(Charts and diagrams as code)
_ _ _ _ _

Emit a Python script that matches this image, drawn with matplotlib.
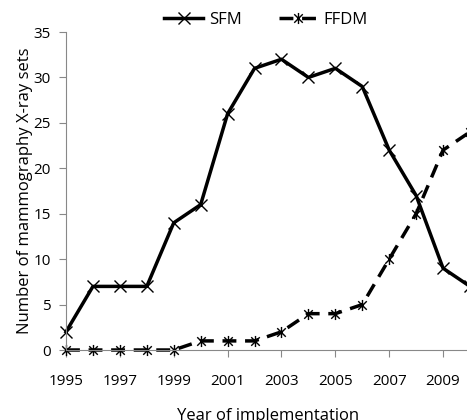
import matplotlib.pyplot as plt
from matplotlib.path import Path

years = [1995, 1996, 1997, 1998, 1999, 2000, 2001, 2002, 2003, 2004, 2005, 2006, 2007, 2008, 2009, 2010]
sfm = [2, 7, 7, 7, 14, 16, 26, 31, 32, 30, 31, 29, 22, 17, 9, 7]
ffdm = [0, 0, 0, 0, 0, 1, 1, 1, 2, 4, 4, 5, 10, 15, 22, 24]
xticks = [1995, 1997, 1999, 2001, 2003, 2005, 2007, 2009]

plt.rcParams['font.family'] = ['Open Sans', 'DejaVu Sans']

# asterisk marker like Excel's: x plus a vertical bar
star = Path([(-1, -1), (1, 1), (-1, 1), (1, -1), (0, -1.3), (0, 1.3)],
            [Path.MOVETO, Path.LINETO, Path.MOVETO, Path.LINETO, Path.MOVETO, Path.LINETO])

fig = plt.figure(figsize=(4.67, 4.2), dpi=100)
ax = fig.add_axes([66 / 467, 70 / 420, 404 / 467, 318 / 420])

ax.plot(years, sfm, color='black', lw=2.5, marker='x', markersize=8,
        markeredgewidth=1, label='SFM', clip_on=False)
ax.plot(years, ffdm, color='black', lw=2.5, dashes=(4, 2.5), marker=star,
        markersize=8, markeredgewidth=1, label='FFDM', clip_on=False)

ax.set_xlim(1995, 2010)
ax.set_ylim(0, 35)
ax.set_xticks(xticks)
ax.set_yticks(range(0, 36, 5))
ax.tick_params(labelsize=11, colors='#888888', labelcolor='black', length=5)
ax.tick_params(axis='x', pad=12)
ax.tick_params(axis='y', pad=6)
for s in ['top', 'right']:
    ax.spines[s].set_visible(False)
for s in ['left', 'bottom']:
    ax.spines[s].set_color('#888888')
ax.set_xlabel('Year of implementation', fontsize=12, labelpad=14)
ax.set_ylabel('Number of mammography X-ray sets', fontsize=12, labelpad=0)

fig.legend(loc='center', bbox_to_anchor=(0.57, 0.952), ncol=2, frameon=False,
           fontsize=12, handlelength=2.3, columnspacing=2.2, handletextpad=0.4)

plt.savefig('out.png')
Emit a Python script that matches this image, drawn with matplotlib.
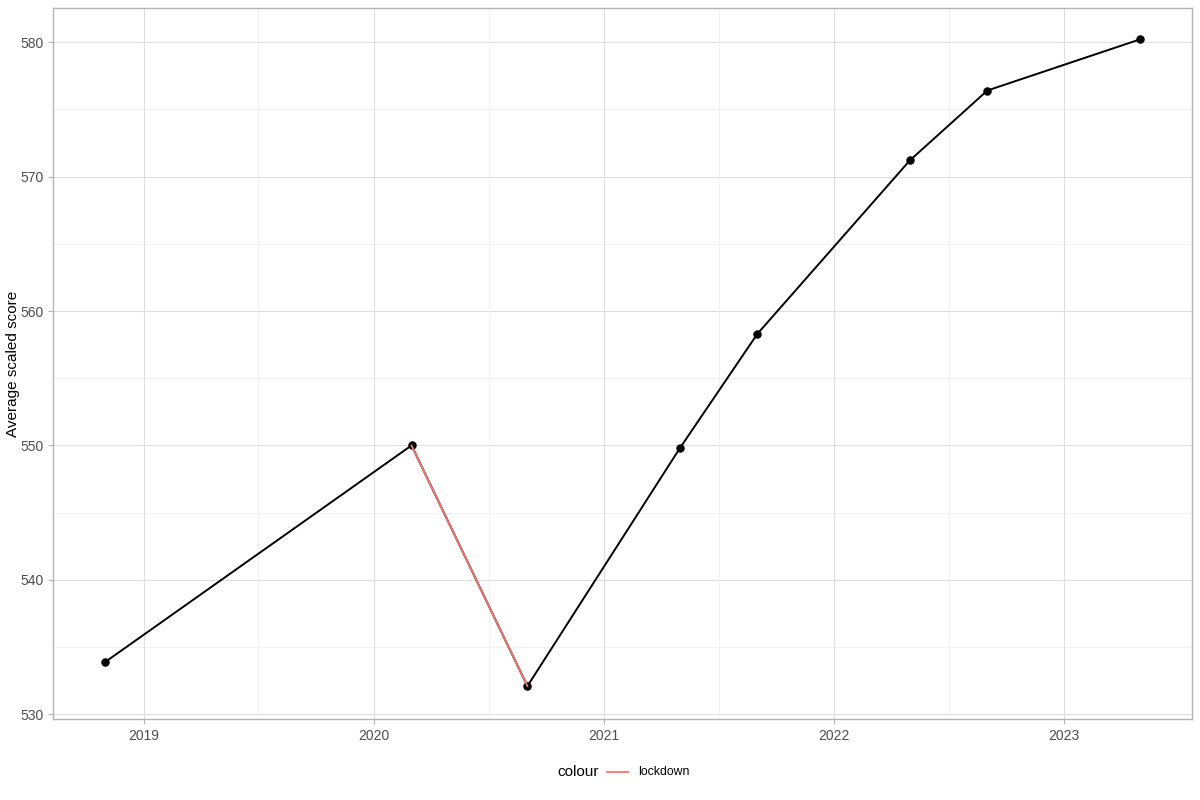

_ _ _ _ _

• What to produce
Set down the records above word for word, from the first line through the line containing "Path.LINETO, Path.MOVETO, Path.LINETO])", both included; leave out the pictures.

• Worked answer
Emit a Python script that matches this image, drawn with matplotlib.
import matplotlib.pyplot as plt
from matplotlib.path import Path

years = [1995, 1996, 1997, 1998, 1999, 2000, 2001, 2002, 2003, 2004, 2005, 2006, 2007, 2008, 2009, 2010]
sfm = [2, 7, 7, 7, 14, 16, 26, 31, 32, 30, 31, 29, 22, 17, 9, 7]
ffdm = [0, 0, 0, 0, 0, 1, 1, 1, 2, 4, 4, 5, 10, 15, 22, 24]
xticks = [1995, 1997, 1999, 2001, 2003, 2005, 2007, 2009]

plt.rcParams['font.family'] = ['Open Sans', 'DejaVu Sans']

# asterisk marker like Excel's: x plus a vertical bar
star = Path([(-1, -1), (1, 1), (-1, 1), (1, -1), (0, -1.3), (0, 1.3)],
            [Path.MOVETO, Path.LINETO, Path.MOVETO, Path.LINETO, Path.MOVETO, Path.LINETO])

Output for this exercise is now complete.